Directions for this task: Leave out the pictures and copy everything else below exactly.

Data excerpt:
## BEGIN
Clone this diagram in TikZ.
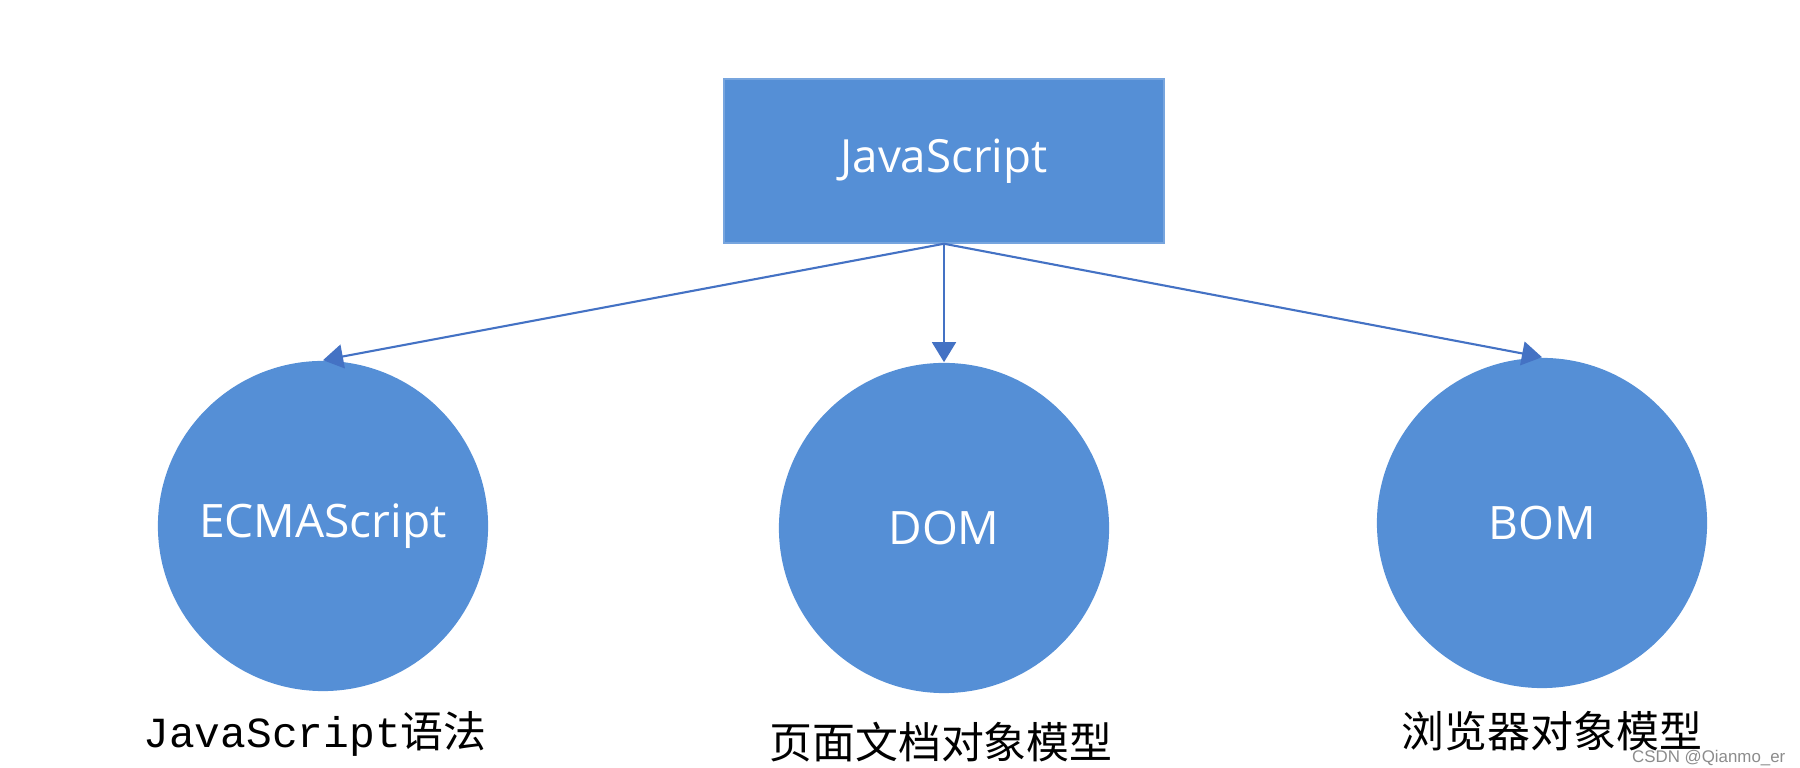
\documentclass[tikz,border=0pt]{standalone}
\usepackage{fontspec}
\setmainfont{Open Sans}
\newfontfamily\cjkfont{Noto Sans CJK SC}
\newfontfamily\monofont{Liberation Mono}
\newfontfamily\wmfont{Liberation Sans}
\usetikzlibrary{arrows.meta}
\definecolor{boxblue}{RGB}{85,143,214}
\definecolor{arrowblue}{RGB}{68,114,196}
\begin{document}
\begin{tikzpicture}[x=0.01cm,y=-0.01cm,
  topbox/.style={rectangle,fill=boxblue,draw=boxblue!80!white,line width=0.4pt,
    minimum width=4.4cm,minimum height=1.64cm,inner sep=0pt,
    text=white,font=\fontsize{13pt}{15pt}\selectfont},
  bubble/.style={circle,fill=boxblue,minimum size=3.3cm,inner sep=0pt,
    text=white,font=\fontsize{13.1pt}{15pt}\selectfont},
  caption/.style={anchor=base,inner sep=0pt,font=\fontsize{12.2pt}{14pt}\selectfont\cjkfont},
  link/.style={draw=arrowblue,line width=0.6pt,-{Triangle[width=6.8pt,length=5.7pt]}}]
\useasboundingbox (0,0) rectangle (1800,768);
\node[topbox] (js) at (944,161) {JavaScript};
\node[bubble] (ecma) at (323,526) {ECMAScript};
\node[bubble] (dom) at (944,528) {DOM};
\node[bubble] (bom) at (1542,523) {BOM};
\draw[link] (js.south) -- (ecma.north);
\draw[link] (js.south) -- (dom.north);
\draw[link] (js.south) -- (bom.north);
\node[caption] (capa) at (315,748) {{\monofont JavaScript}语法};
\node[caption] (capb) at (941,759) {页面文档对象模型};
\node[caption] (capc) at (1552,748) {浏览器对象模型};
\node[anchor=east,inner sep=0pt,text=black!45,font=\fontsize{4.8pt}{6pt}\selectfont\wmfont] (wm) at (1786,758) {CSDN @Qianmo\_er};
\end{tikzpicture}
\end{document}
## END
Response to this exercise:
Clone this diagram in TikZ.
\documentclass[tikz,border=0pt]{standalone}
\usepackage{fontspec}
\setmainfont{Open Sans}
\newfontfamily\cjkfont{Noto Sans CJK SC}
\newfontfamily\monofont{Liberation Mono}
\newfontfamily\wmfont{Liberation Sans}
\usetikzlibrary{arrows.meta}
\definecolor{boxblue}{RGB}{85,143,214}
\definecolor{arrowblue}{RGB}{68,114,196}
\begin{document}
\begin{tikzpicture}[x=0.01cm,y=-0.01cm,
  topbox/.style={rectangle,fill=boxblue,draw=boxblue!80!white,line width=0.4pt,
    minimum width=4.4cm,minimum height=1.64cm,inner sep=0pt,
    text=white,font=\fontsize{13pt}{15pt}\selectfont},
  bubble/.style={circle,fill=boxblue,minimum size=3.3cm,inner sep=0pt,
    text=white,font=\fontsize{13.1pt}{15pt}\selectfont},
  caption/.style={anchor=base,inner sep=0pt,font=\fontsize{12.2pt}{14pt}\selectfont\cjkfont},
  link/.style={draw=arrowblue,line width=0.6pt,-{Triangle[width=6.8pt,length=5.7pt]}}]
\useasboundingbox (0,0) rectangle (1800,768);
\node[topbox] (js) at (944,161) {JavaScript};
\node[bubble] (ecma) at (323,526) {ECMAScript};
\node[bubble] (dom) at (944,528) {DOM};
\node[bubble] (bom) at (1542,523) {BOM};
\draw[link] (js.south) -- (ecma.north);
\draw[link] (js.south) -- (dom.north);
\draw[link] (js.south) -- (bom.north);
\node[caption] (capa) at (315,748) {{\monofont JavaScript}语法};
\node[caption] (capb) at (941,759) {页面文档对象模型};
\node[caption] (capc) at (1552,748) {浏览器对象模型};
\node[anchor=east,inner sep=0pt,text=black!45,font=\fontsize{4.8pt}{6pt}\selectfont\wmfont] (wm) at (1786,758) {CSDN @Qianmo\_er};
\end{tikzpicture}
\end{document}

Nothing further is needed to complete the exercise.